Material:
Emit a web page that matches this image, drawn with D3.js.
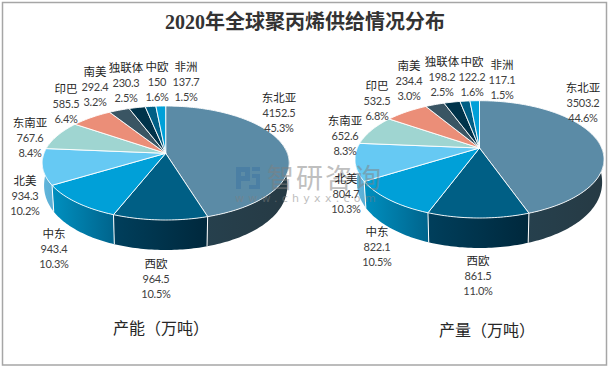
<!DOCTYPE html>
<html>

<head>
  <meta charset="utf-8">
  <script src="https://d3js.org/d3.v7.min.js"></script>
  <style>
    html, body { margin: 0; padding: 0; background: #fff; }
    svg { display: block; }
    .name { font-family: "Noto Sans CJK SC"; font-size: 11.5px; fill: #262626; }
    .num { font-family: Lato, "Noto Sans"; font-size: 11px; letter-spacing: -0.25px; fill: #404040; }
  </style>
</head>

<body>
  <div id="chart"></div>

  <script>
    var regions = ["东北亚", "西欧", "中东", "北美", "东南亚", "印巴", "南美", "独联体", "中欧", "非洲"];

    var capacity = [4152.5, 964.5, 943.4, 934.3, 767.6, 585.5, 292.4, 230.3, 150, 137.7];
    var capacityPct = ["45.3%", "10.5%", "10.3%", "10.2%", "8.4%", "6.4%", "3.2%", "2.5%", "1.6%", "1.5%"];

    var output = [3503.2, 861.5, 822.1, 804.7, 652.6, 532.5, 234.4, 198.2, 122.2, 117.1];
    var outputPct = ["44.6%", "11.0%", "10.5%", "10.3%", "8.3%", "6.8%", "3.0%", "2.5%", "1.6%", "1.5%"];

    var topColors = ["#5b8ba6", "#005f85", "#00a0d8", "#66c9f3", "#9fd5d1", "#eb8e78", "#3a5563", "#00334a", "#005f85", "#00a0d8"];
    // side wall of each slice, left and right end of the gradient
    var sideColors = [["#26404d", "#263a44"], ["#003f5c", "#00283c"], ["#0090c0", "#00648c"], ["#62b6dc", "#5aaed4"]];

    // label centres, same order as regions
    var capacityLabels = [[279, 97], [156, 263], [54, 233], [25, 180], [30, 122], [66, 88], [95, 71], [126, 67], [157, 66], [186, 66]];
    var outputLabels = [[583, 87], [478, 260], [377, 231], [346, 178], [345, 120], [377, 85], [409, 65], [442, 61], [472, 61], [502, 64]];

    var width = 610, height = 370;

    var svg = d3.select("#chart").append("svg")
      .attr("width", width)
      .attr("height", height);

    var defs = svg.append("defs");

    svg.append("rect")
      .attr("x", 2.5).attr("y", 2.5)
      .attr("width", 604).attr("height", 362.5)
      .attr("fill", "#fff")
      .attr("stroke", "#a6a6a6")
      .attr("stroke-width", 1.5);

    svg.append("text")
      .attr("x", 305).attr("y", 29)
      .attr("text-anchor", "middle")
      .attr("font-family", "'Liberation Serif', 'Noto Sans CJK SC'")
      .attr("font-size", 20)
      .attr("font-weight", "bold")
      .attr("fill", "#333")
      .text("2020年全球聚丙烯供给情况分布");

    // circle -> screen, perspective seen from the front of the pie
    function makeProjection(cx, topY, apexY, bottomY, rx) {
      var c = (2 * apexY - topY - bottomY) / (bottomY - topY);
      var a = bottomY * (1 + c) - apexY;
      var A = rx * Math.sqrt(1 - c * c);
      return function (angle) {
        var u = Math.sin(angle), v = -Math.cos(angle);
        var w = 1 + c * v;
        return [cx + A * u / w, (a * v + apexY) / w];
      };
    }

    function drawPie(id, values, pct, labelPos, caption, captionX, captionY, geo) {
      var project = makeProjection(geo.cx, geo.top, geo.apex, geo.bottom, geo.rx);
      var line = d3.line();
      var slices = d3.pie().sort(null).value(function (d) { return d; })(values);

      function arcPoints(a0, a1) {
        var n = Math.max(2, Math.ceil((a1 - a0) / 0.02));
        return d3.range(n + 1).map(function (i) { return a0 + (a1 - a0) * i / n; });
      }

      // lower rim point under a given angle
      function lower(angle) {
        var p = project(angle);
        var v = Math.max(0, -Math.cos(angle));
        var d = geo.depth * (0.62 + 0.38 * Math.pow(v, 0.6));
        return [geo.cx + (p[0] - geo.cx) * 0.985, p[1] + d];
      }

      var g = svg.append("g");
      var wall0 = 80 * Math.PI / 180, wall1 = 280 * Math.PI / 180;

      // walls first
      slices.forEach(function (s, i) {
        var a0 = Math.max(s.startAngle, wall0), a1 = Math.min(s.endAngle, wall1);
        if (a1 <= a0) return;
        var angles = arcPoints(a0, a1);
        var upper = angles.map(project);
        var under = angles.map(lower).reverse();
        var cols = sideColors[i] || sideColors[3];
        var gradId = id + "-side-" + i;
        var xs = upper.concat(under).map(function (p) { return p[0]; });
        var grad = defs.append("linearGradient")
          .attr("id", gradId)
          .attr("gradientUnits", "userSpaceOnUse")
          .attr("x1", d3.min(xs)).attr("x2", d3.max(xs))
          .attr("y1", 0).attr("y2", 0);
        grad.append("stop").attr("offset", 0).attr("stop-color", cols[0]);
        grad.append("stop").attr("offset", 1).attr("stop-color", cols[1]);
        g.append("path")
          .attr("d", line(upper.concat(under)) + "Z")
          .attr("fill", "url(#" + gradId + ")");
      });

      // white seams between walls
      slices.forEach(function (s) {
        if (s.endAngle <= wall0 || s.endAngle >= wall1) return;
        g.append("path")
          .attr("d", line([project(s.endAngle), lower(s.endAngle)]))
          .attr("stroke", "#fff")
          .attr("stroke-width", 1)
          .attr("fill", "none");
      });

      slices.forEach(function (s, i) {
        var pts = [[geo.cx, geo.apex]].concat(arcPoints(s.startAngle, s.endAngle).map(project));
        g.append("path")
          .attr("d", line(pts) + "Z")
          .attr("fill", topColors[i])
          .attr("stroke", "#fff")
          .attr("stroke-width", 0.9)
          .attr("stroke-linejoin", "round");
      });

      // caption + labels get added after the watermark
      return function () {
        var lab = svg.append("g").attr("text-anchor", "middle");
        slices.forEach(function (s, i) {
          var x = labelPos[i][0], y = labelPos[i][1];
          lab.append("text").attr("class", "name").attr("x", x).attr("y", y + 4.5).text(regions[i]);
          lab.append("text").attr("class", "num").attr("x", x).attr("y", y + 19.5).text(values[i]);
          lab.append("text").attr("class", "num").attr("x", x).attr("y", y + 34.5).text(pct[i]);
        });
        svg.append("text")
          .attr("x", captionX).attr("y", captionY)
          .attr("text-anchor", "middle")
          .attr("font-family", "'Noto Sans CJK SC'")
          .attr("font-size", 16)
          .attr("fill", "#262626")
          .text(caption);
      };
    }

    var labelsA = drawPie("cap", capacity, capacityPct, capacityLabels, "产能（万吨）", 161, 334,
      { cx: 165.7, top: 106, apex: 153.3, bottom: 220, rx: 123.5, depth: 30 });
    var labelsB = drawPie("out", output, outputPct, outputLabels, "产量（万吨）", 487, 336,
      { cx: 479.5, top: 100.7, apex: 148, bottom: 218, rx: 124.5, depth: 30 });

    // watermark
    var mark = svg.append("g").attr("opacity", 0.5);
    mark.append("path")
      .attr("d", "M236 167H250V181H241V189H236ZM241 172V176H245V172ZM252 167H260V171H252ZM252 174H260V189H249V185H256V178H252Z")
      .attr("fill", "#2f6ca3")
      .attr("opacity", 0.7);
    mark.append("text")
      .attr("x", 267).attr("y", 188)
      .attr("font-family", "'Noto Sans CJK SC'")
      .attr("font-size", 27)
      .attr("letter-spacing", 2)
      .attr("fill", "#808080")
      .text("智研咨询");
    mark.append("text")
      .attr("x", 235).attr("y", 202)
      .attr("font-family", "'DejaVu Sans'")
      .attr("font-size", 11)
      .attr("letter-spacing", 4.3)
      .attr("fill", "#808080")
      .text("www.chyxx.com");

    labelsA();
    labelsB();
  </script>
</body>

</html>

Request: Repeat the material verbatim. Do not carry over any picture.

Answer to the exercise:
Emit a web page that matches this image, drawn with D3.js.
<!DOCTYPE html>
<html>

<head>
  <meta charset="utf-8">
  <script src="https://d3js.org/d3.v7.min.js"></script>
  <style>
    html, body { margin: 0; padding: 0; background: #fff; }
    svg { display: block; }
    .name { font-family: "Noto Sans CJK SC"; font-size: 11.5px; fill: #262626; }
    .num { font-family: Lato, "Noto Sans"; font-size: 11px; letter-spacing: -0.25px; fill: #404040; }
  </style>
</head>

<body>
  <div id="chart"></div>

  <script>
    var regions = ["东北亚", "西欧", "中东", "北美", "东南亚", "印巴", "南美", "独联体", "中欧", "非洲"];

    var capacity = [4152.5, 964.5, 943.4, 934.3, 767.6, 585.5, 292.4, 230.3, 150, 137.7];
    var capacityPct = ["45.3%", "10.5%", "10.3%", "10.2%", "8.4%", "6.4%", "3.2%", "2.5%", "1.6%", "1.5%"];

    var output = [3503.2, 861.5, 822.1, 804.7, 652.6, 532.5, 234.4, 198.2, 122.2, 117.1];
    var outputPct = ["44.6%", "11.0%", "10.5%", "10.3%", "8.3%", "6.8%", "3.0%", "2.5%", "1.6%", "1.5%"];

    var topColors = ["#5b8ba6", "#005f85", "#00a0d8", "#66c9f3", "#9fd5d1", "#eb8e78", "#3a5563", "#00334a", "#005f85", "#00a0d8"];
    // side wall of each slice, left and right end of the gradient
    var sideColors = [["#26404d", "#263a44"], ["#003f5c", "#00283c"], ["#0090c0", "#00648c"], ["#62b6dc", "#5aaed4"]];

    // label centres, same order as regions
    var capacityLabels = [[279, 97], [156, 263], [54, 233], [25, 180], [30, 122], [66, 88], [95, 71], [126, 67], [157, 66], [186, 66]];
    var outputLabels = [[583, 87], [478, 260], [377, 231], [346, 178], [345, 120], [377, 85], [409, 65], [442, 61], [472, 61], [502, 64]];

    var width = 610, height = 370;

    var svg = d3.select("#chart").append("svg")
      .attr("width", width)
      .attr("height", height);

    var defs = svg.append("defs");

    svg.append("rect")
      .attr("x", 2.5).attr("y", 2.5)
      .attr("width", 604).attr("height", 362.5)
      .attr("fill", "#fff")
      .attr("stroke", "#a6a6a6")
      .attr("stroke-width", 1.5);

    svg.append("text")
      .attr("x", 305).attr("y", 29)
      .attr("text-anchor", "middle")
      .attr("font-family", "'Liberation Serif', 'Noto Sans CJK SC'")
      .attr("font-size", 20)
      .attr("font-weight", "bold")
      .attr("fill", "#333")
      .text("2020年全球聚丙烯供给情况分布");

    // circle -> screen, perspective seen from the front of the pie
    function makeProjection(cx, topY, apexY, bottomY, rx) {
      var c = (2 * apexY - topY - bottomY) / (bottomY - topY);
      var a = bottomY * (1 + c) - apexY;
      var A = rx * Math.sqrt(1 - c * c);
      return function (angle) {
        var u = Math.sin(angle), v = -Math.cos(angle);
        var w = 1 + c * v;
        return [cx + A * u / w, (a * v + apexY) / w];
      };
    }

    function drawPie(id, values, pct, labelPos, caption, captionX, captionY, geo) {
      var project = makeProjection(geo.cx, geo.top, geo.apex, geo.bottom, geo.rx);
      var line = d3.line();
      var slices = d3.pie().sort(null).value(function (d) { return d; })(values);

      function arcPoints(a0, a1) {
        var n = Math.max(2, Math.ceil((a1 - a0) / 0.02));
        return d3.range(n + 1).map(function (i) { return a0 + (a1 - a0) * i / n; });
      }

      // lower rim point under a given angle
      function lower(angle) {
        var p = project(angle);
        var v = Math.max(0, -Math.cos(angle));
        var d = geo.depth * (0.62 + 0.38 * Math.pow(v, 0.6));
        return [geo.cx + (p[0] - geo.cx) * 0.985, p[1] + d];
      }

      var g = svg.append("g");
      var wall0 = 80 * Math.PI / 180, wall1 = 280 * Math.PI / 180;

      // walls first
      slices.forEach(function (s, i) {
        var a0 = Math.max(s.startAngle, wall0), a1 = Math.min(s.endAngle, wall1);
        if (a1 <= a0) return;
        var angles = arcPoints(a0, a1);
        var upper = angles.map(project);
        var under = angles.map(lower).reverse();
        var cols = sideColors[i] || sideColors[3];
        var gradId = id + "-side-" + i;
        var xs = upper.concat(under).map(function (p) { return p[0]; });
        var grad = defs.append("linearGradient")
          .attr("id", gradId)
          .attr("gradientUnits", "userSpaceOnUse")
          .attr("x1", d3.min(xs)).attr("x2", d3.max(xs))
          .attr("y1", 0).attr("y2", 0);
        grad.append("stop").attr("offset", 0).attr("stop-color", cols[0]);
        grad.append("stop").attr("offset", 1).attr("stop-color", cols[1]);
        g.append("path")
          .attr("d", line(upper.concat(under)) + "Z")
          .attr("fill", "url(#" + gradId + ")");
      });

      // white seams between walls
      slices.forEach(function (s) {
        if (s.endAngle <= wall0 || s.endAngle >= wall1) return;
        g.append("path")
          .attr("d", line([project(s.endAngle), lower(s.endAngle)]))
          .attr("stroke", "#fff")
          .attr("stroke-width", 1)
          .attr("fill", "none");
      });

      slices.forEach(function (s, i) {
        var pts = [[geo.cx, geo.apex]].concat(arcPoints(s.startAngle, s.endAngle).map(project));
        g.append("path")
          .attr("d", line(pts) + "Z")
          .attr("fill", topColors[i])
          .attr("stroke", "#fff")
          .attr("stroke-width", 0.9)
          .attr("stroke-linejoin", "round");
      });

      // caption + labels get added after the watermark
      return function () {
        var lab = svg.append("g").attr("text-anchor", "middle");
        slices.forEach(function (s, i) {
          var x = labelPos[i][0], y = labelPos[i][1];
          lab.append("text").attr("class", "name").attr("x", x).attr("y", y + 4.5).text(regions[i]);
          lab.append("text").attr("class", "num").attr("x", x).attr("y", y + 19.5).text(values[i]);
          lab.append("text").attr("class", "num").attr("x", x).attr("y", y + 34.5).text(pct[i]);
        });
        svg.append("text")
          .attr("x", captionX).attr("y", captionY)
          .attr("text-anchor", "middle")
          .attr("font-family", "'Noto Sans CJK SC'")
          .attr("font-size", 16)
          .attr("fill", "#262626")
          .text(caption);
      };
    }

    var labelsA = drawPie("cap", capacity, capacityPct, capacityLabels, "产能（万吨）", 161, 334,
      { cx: 165.7, top: 106, apex: 153.3, bottom: 220, rx: 123.5, depth: 30 });
    var labelsB = drawPie("out", output, outputPct, outputLabels, "产量（万吨）", 487, 336,
      { cx: 479.5, top: 100.7, apex: 148, bottom: 218, rx: 124.5, depth: 30 });

    // watermark
    var mark = svg.append("g").attr("opacity", 0.5);
    mark.append("path")
      .attr("d", "M236 167H250V181H241V189H236ZM241 172V176H245V172ZM252 167H260V171H252ZM252 174H260V189H249V185H256V178H252Z")
      .attr("fill", "#2f6ca3")
      .attr("opacity", 0.7);
    mark.append("text")
      .attr("x", 267).attr("y", 188)
      .attr("font-family", "'Noto Sans CJK SC'")
      .attr("font-size", 27)
      .attr("letter-spacing", 2)
      .attr("fill", "#808080")
      .text("智研咨询");
    mark.append("text")
      .attr("x", 235).attr("y", 202)
      .attr("font-family", "'DejaVu Sans'")
      .attr("font-size", 11)
      .attr("letter-spacing", 4.3)
      .attr("fill", "#808080")
      .text("www.chyxx.com");

    labelsA();
    labelsB();
  </script>
</body>

</html>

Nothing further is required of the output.